Alvin Plantinga dengan nama asli yaitu Alvin Carl Plantinga lahir pada sekitar 15 November 1932 di Ann Arbon, Michigan, dari pasangan Cornelius Plantinga dan Lettie Plantinga. Kedua dari pasamgan kakek-nenek Plantinga di besarkan di gereja-gereja Calvinis yang berasal dari apa yang disebut Afscheiding (pemisahan)  pada tahun 1834 di mana banyak para jemaat memisahkan diri dari gereja negara Belanda dan telah menciptakan Gereformeeerde Kerken[4], yang didedikasikan untuk praktik Calbinisme historis.[5] Meskipun secara situasi terdapat penganiayaan yang signifikan. Ayah Plantinga yaitu Cornelius A. Plantinga, saat itu merupakan seorang mahasiswa pascasarjana dalam bidang jurusan filsafat. Ibu Plantinga, yaitu Lettie Plantinga (nee bossenbroek), lahir di dekat Alto, Wisconsin[6] Kakek-nenek Alvin Plantinga telah membawa penekanan khusus pada pendidikan, terutama dalam pendidikan tinggi, dan keyakinan merekatelah memiliki pendirian bahwa keyakinan agama adalah sebuah realitas sentral dalam kehidupan di Belanda hingga mereka berpindah berimigrasi ke Amerika Serikat. Nilai pendidikan, khususnya pendidikan agama telah di tunjukan oleh kakek nya sendiri, yaitu Andrew Plantinga Setelah melihat putranya Cornelius (ayah Alvin) tidak tertarik mengikuti jejaknya sebagai petani di Sheldon, Iowa, melainkan lebih tertarik pada buku, Andrew (kakek Alvin) mengambil keputusan untuk memindahkan seluruh keluarganya ke Belanda, Michigan agar Cornelius bisa bersekolah di Sekolah Menengah Kristen Calvinis. Setelah lulus, Cornelius kuliah di Calvin College, belajar di bawah bimbingan William Harry Jellema, memutuskan untuk menjadi seorang filsuf, dan akhirnya melanjutkan studi pascasarjana di Universitas Michigan dan Universitas Duke.[7]

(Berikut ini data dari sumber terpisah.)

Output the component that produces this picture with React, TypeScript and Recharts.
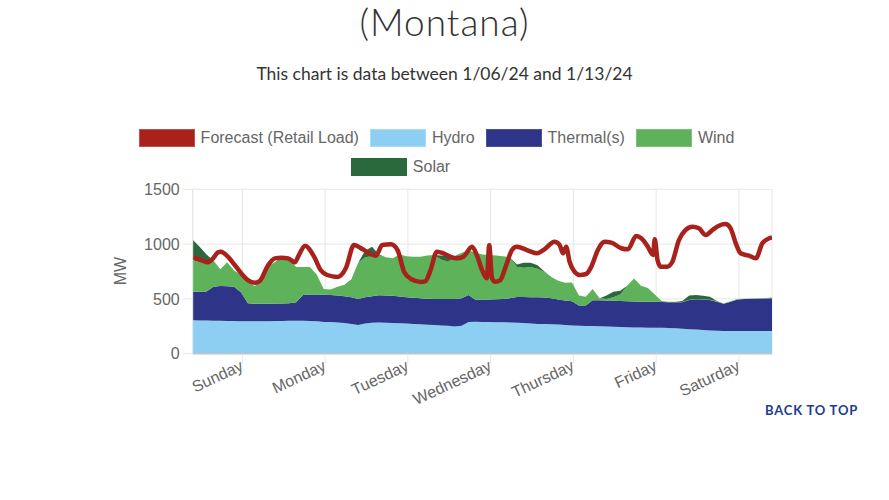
import React from 'react';
import { ComposedChart, Area, Line, XAxis, YAxis, CartesianGrid } from 'recharts';

// Hours since the start of the window (Sat 1/06 morning), 2-hour steps
const HOURS = [
  0, 2, 4, 6, 8, 10, 12, 14, 16, 18, 20, 22, 24, 26, 28, 30, 32, 34, 36, 38,
  40, 42, 44, 46, 48, 50, 52, 54, 56, 58, 60, 62, 64, 66, 68, 70, 72, 74, 76, 78,
  80, 82, 84, 86, 88, 90, 92, 94, 96, 98, 100, 102, 104, 106, 108, 110, 112, 114, 116, 118,
  120, 122, 124, 126, 128, 130, 132, 134, 136, 138, 140, 142, 144, 146, 148, 150, 152, 154, 156, 158,
  160, 162, 164, 166, 168,
];

// Generation by source, MW (stacked in this order)
const HYDRO = [
  305, 303, 302, 300, 300, 298, 298, 297, 296, 296, 296, 297, 298, 299, 300, 300, 300, 298, 296, 290,
  290, 285, 280, 270, 262, 275, 283, 285, 283, 280, 277, 275, 271, 268, 265, 262, 258, 255, 248, 255,
  290, 292, 290, 290, 288, 286, 284, 282, 280, 276, 272, 270, 268, 266, 262, 258, 255, 253, 252, 250,
  248, 246, 244, 242, 240, 238, 237, 237, 236, 234, 232, 228, 224, 220, 216, 212, 210, 208, 207, 207,
  207, 207, 207, 207, 207,
];
const THERMAL = [
  261, 263, 266, 310, 318, 317, 314, 263, 164, 159, 159, 159, 160, 159, 160, 170, 235, 242, 244, 248,
  245, 245, 245, 245, 238, 240, 242, 248, 249, 248, 245, 241, 239, 237, 237, 238, 242, 245, 252, 250,
  245, 200, 202, 205, 209, 214, 221, 236, 238, 240, 243, 242, 237, 229, 223, 220, 185, 187, 236, 237,
  237, 236, 236, 236, 236, 237, 237, 237, 236, 236, 238, 241, 266, 276, 278, 278, 265, 247, 268, 288,
  291, 293, 295, 296, 298,
];
const WIND = [
  289, 274, 257, 235, 152, 220, 148, 160, 205, 160, 245, 344, 382, 410, 395, 320, 255, 250, 180, 52,
  50, 80, 105, 165, 330, 365, 365, 362, 348, 342, 383, 374, 375, 380, 393, 400, 360, 340, 380, 415,
  410, 428, 413, 405, 398, 390, 375, 272, 267, 274, 260, 233, 195, 170, 163, 172, 90, 80, 102, 18,
  15, 33, 60, 142, 209, 145, 126, 66, 8, 4, 3, 3, 3, 3, 3, 3, 3, 3, 3, 3,
  3, 3, 3, 4, 7,
];
const SOLAR = [
  185, 135, 80, 5, 0, 0, 0, 0, 0, 0, 0, 0, 0, 12, 10, 0, 0, 0, 0, 0,
  0, 0, 0, 0, 0, 60, 85, 10, 0, 0, 0, 0, 0, 0, 0, 0, 35, 50, 10, 0,
  0, 0, 0, 0, 0, 0, 0, 25, 45, 40, 33, 5, 0, 0, 0, 0, 0, 0, 0, 0,
  30, 50, 35, 0, 0, 0, 0, 0, 0, 0, 0, 8, 37, 36, 31, 27, 2, 0, 0, 0,
  0, 0, 0, 0, 0,
];

// Forecast retail load, MW
const FORECAST_HOURS = [
  0, 2.4, 4.4, 5.9, 7.3, 8.2, 10.2, 12.2, 14.1, 16.0, 18.0, 19.4, 21.9, 23.8, 25.7, 27.7, 29.6, 30.8, 32.6, 35.2,
  37.1, 39.0, 42.0, 44.4, 46.8, 49.2, 51.7, 53.1, 55.0, 57.5, 59.4, 61.3, 63.3, 66.2, 67.4, 69.0, 70.8, 72.7, 74.7, 76.6,
  78.5, 81.0, 82.4, 83.9, 85.3, 86.0, 86.8, 87.7, 89.2, 90.6, 92.6, 94.0, 96.9, 99.8, 102.0, 104.9, 106.4, 107.4, 108.3, 109.3,
  110.7, 112.2, 114.1, 115.6, 117.5, 119.4, 121.4, 124.3, 126.2, 128.6, 130.1, 132.0, 133.5, 134.0, 134.8, 135.7, 137.6, 139.1, 141.0, 142.9,
  144.9, 146.8, 148.8, 150.7, 152.6, 154.5, 156.0, 157.5, 158.9, 161.3, 163.3, 165.2, 167.2, 168,
];
const FORECAST_MW = [
  880, 855, 834, 870, 925, 931, 885, 809, 733, 672, 648, 663, 809, 870, 876, 870, 834, 900, 985, 885,
  764, 718, 700, 779, 992, 955, 907, 894, 992, 998, 946, 748, 682, 655, 660, 764, 931, 916, 885, 870,
  885, 976, 900, 764, 688, 990, 688, 657, 672, 779, 946, 976, 946, 916, 952, 1022, 992, 916, 976, 839,
  748, 718, 727, 794, 946, 1022, 1013, 962, 952, 1074, 1053, 976, 900, 1045, 855, 794, 794, 839, 1037, 1128,
  1159, 1144, 1083, 1128, 1168, 1183, 1144, 1007, 916, 894, 870, 1007, 1053, 1060,
];

// Midnight of each day, in hours since the start
const DAY_TICKS = [14.4, 38.4, 62.4, 86.4, 110.4, 134.4, 158.4];
const DAY_LABELS = ['Sunday', 'Monday', 'Tuesday', 'Wednesday', 'Thursday', 'Friday', 'Saturday'];
const Y_TICKS = [0, 500, 1000, 1500];

const LEGEND_ROW_1 = [
  { name: 'Forecast (Retail Load)', color: '#a8211b', border: '#c0504a' },
  { name: 'Hydro', color: '#8ccff2', border: '#a9dcf5' },
  { name: 'Thermal(s)', color: '#2e3588', border: '#4a509a' },
  { name: 'Wind', color: '#5db25a', border: '#7cc27a' },
];
const LEGEND_ROW_2 = [{ name: 'Solar', color: '#2a693c', border: '#2a693c' }];

const COLORS = {
  forecast: '#a8211b',
  hydro: '#8ccff2',
  thermal: '#2e3588',
  wind: '#5db25a',
  solar: '#2a693c',
};

const areaRows = HOURS.map((t, i) => ({
  t,
  hydro: HYDRO[i],
  thermal: THERMAL[i],
  wind: WIND[i],
  solar: SOLAR[i],
}));
const forecastRows = FORECAST_HOURS.map((t, i) => ({ t, forecast: FORECAST_MW[i] }));

const SANS = '"Liberation Sans", Arial, Helvetica, sans-serif';

const DayTick = (props: any) => {
  const { x, y, payload } = props;
  const idx = DAY_TICKS.indexOf(payload.value);
  const label = idx >= 0 ? DAY_LABELS[idx] : '';
  const ax = x + 2;
  const ay = y + 4;
  return (
    <text
      x={ax}
      y={ay}
      transform={`rotate(-25, ${ax}, ${ay})`}
      textAnchor="end"
      fill="#666"
      fontSize={16}
      fontFamily={SANS}
    >
      {label}
    </text>
  );
};

const LegendItem = ({ name, color, border }: { name: string; color: string; border: string }) => (
  <div style={{ display: 'flex', alignItems: 'center', marginRight: 11 }}>
    <div
      style={{
        width: 56,
        height: 18,
        background: color,
        boxSizing: 'border-box',
        border: `1px solid ${border}`,
        marginRight: 6,
      }}
    />
    <span style={{ fontFamily: SANS, fontSize: 16, color: '#666', whiteSpace: 'nowrap' }}>{name}</span>
  </div>
);

export default function App() {
  return (
    <div style={{ position: 'absolute', left: 0, top: 0, width: 889, height: 500, background: '#fff', overflow: 'hidden' }}>
      <div
        style={{
          position: 'absolute',
          top: 1,
          left: 0,
          width: 889,
          textAlign: 'center',
          fontFamily: 'Lato, sans-serif',
          fontWeight: 300,
          fontSize: 37,
          letterSpacing: 1,
          lineHeight: '42px',
          color: '#333',
        }}
      >
        (Montana)
      </div>
      <div
        style={{
          position: 'absolute',
          top: 64,
          left: 0,
          width: 889,
          textAlign: 'center',
          fontFamily: 'Lato, sans-serif',
          fontSize: 17.5,
          lineHeight: '20px',
          color: '#333',
        }}
      >
        This chart is data between 1/06/24 and 1/13/24
      </div>

      <div style={{ position: 'absolute', top: 129, left: 0, width: 884, display: 'flex', justifyContent: 'center' }}>
        {LEGEND_ROW_1.map((it) => (
          <LegendItem key={it.name} {...it} />
        ))}
      </div>
      <div style={{ position: 'absolute', top: 158, left: 0, width: 812, display: 'flex', justifyContent: 'center' }}>
        {LEGEND_ROW_2.map((it) => (
          <LegendItem key={it.name} {...it} />
        ))}
      </div>

      <div style={{ position: 'absolute', left: 0, top: 0 }}>
        <ComposedChart
          width={889}
          height={500}
          data={areaRows}
          margin={{ top: 189.3, right: 117, bottom: 86.3, left: 112.7 }}
        >
          <CartesianGrid stroke="#e6e6e6" strokeWidth={1} />
          <XAxis
            dataKey="t"
            type="number"
            domain={[0, 168]}
            ticks={DAY_TICKS}
            interval={0}
            height={60}
            tick={<DayTick />}
            tickSize={10}
            tickMargin={2}
            tickLine={{ stroke: '#e6e6e6' }}
            axisLine={{ stroke: '#c4c4c4', strokeWidth: 1.5 }}
            allowDataOverflow
          />
          <YAxis
            type="number"
            domain={[0, 1500]}
            ticks={Y_TICKS}
            interval={0}
            width={80}
            tickSize={10}
            tickMargin={3}
            tickLine={{ stroke: '#e6e6e6' }}
            axisLine={{ stroke: '#e6e6e6' }}
            tick={{ fill: '#666', fontSize: 16, fontFamily: SANS }}
            allowDataOverflow
          />
          <Area
            type="linear"
            dataKey="hydro"
            stackId="gen"
            stroke="none"
            fill={COLORS.hydro}
            fillOpacity={1}
            isAnimationActive={false}
          />
          <Area
            type="linear"
            dataKey="thermal"
            stackId="gen"
            stroke="none"
            fill={COLORS.thermal}
            fillOpacity={1}
            isAnimationActive={false}
          />
          <Area
            type="linear"
            dataKey="wind"
            stackId="gen"
            stroke="none"
            fill={COLORS.wind}
            fillOpacity={1}
            isAnimationActive={false}
          />
          <Area
            type="linear"
            dataKey="solar"
            stackId="gen"
            stroke="none"
            fill={COLORS.solar}
            fillOpacity={1}
            isAnimationActive={false}
          />
          <Line
            data={forecastRows}
            type="monotone"
            dataKey="forecast"
            stroke={COLORS.forecast}
            strokeWidth={4.5}
            dot={false}
            isAnimationActive={false}
          />
        </ComposedChart>
      </div>

      <div
        style={{
          position: 'absolute',
          left: 121,
          top: 271,
          transform: 'translate(-50%, -50%) rotate(-90deg)',
          fontFamily: SANS,
          fontSize: 16,
          color: '#666',
          whiteSpace: 'nowrap',
        }}
      >
        MW
      </div>

      <div
        style={{
          position: 'absolute',
          left: 765,
          top: 402,
          fontFamily: 'Lato, sans-serif',
          fontWeight: 700,
          fontSize: 13,
          letterSpacing: 0.8,
          color: '#1d3c8f',
          whiteSpace: 'nowrap',
        }}
      >
        BACK TO TOP
      </div>
    </div>
  );
}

Kehidupan akademis Plantinga pada sekitar tahun 1957,  sudah mulai mengajar di Program Studi Directed di Yale, walaupun program mengajarnya di Yale di lewati dengan waktu yang begitu singkat, karena ada indikasi tanggapan terhadap permintaan yang sangat ambisius dari George Nakhnikian, sehingga Plantinga berpindah dan menerima posisi mengajar di departemen filsafat di Wayne State University. Dan Plantinga mengalami masa di mana situasi intelektual di Wayne state sangat baik, walaupun gambaran intelektual di Wayne State sangat subur, Alvin Plantinga tetap menolak ajakan untuk tinggal disana, sehingga pada akhirnya di tahun 1963 Plantinga menerima tawaran mengajar menggantikan Herry Jellema di Calvin. Plantinga memutuskan untuk meninggalkan Harvard dan pindah ke Calvin College, dengan landasan alasan komitmen nya terhadap Gereja Reformasi Kristen dan teologi Reformed yang dipraktikannya. Menurut Plantinga nilai untuk bekerja di Calvin telah memberikannya kesempatan untuk berfilsafat dengan memiliki suasana komitmen atas teistik, eklesiologis, dan teologis yang sama. [8]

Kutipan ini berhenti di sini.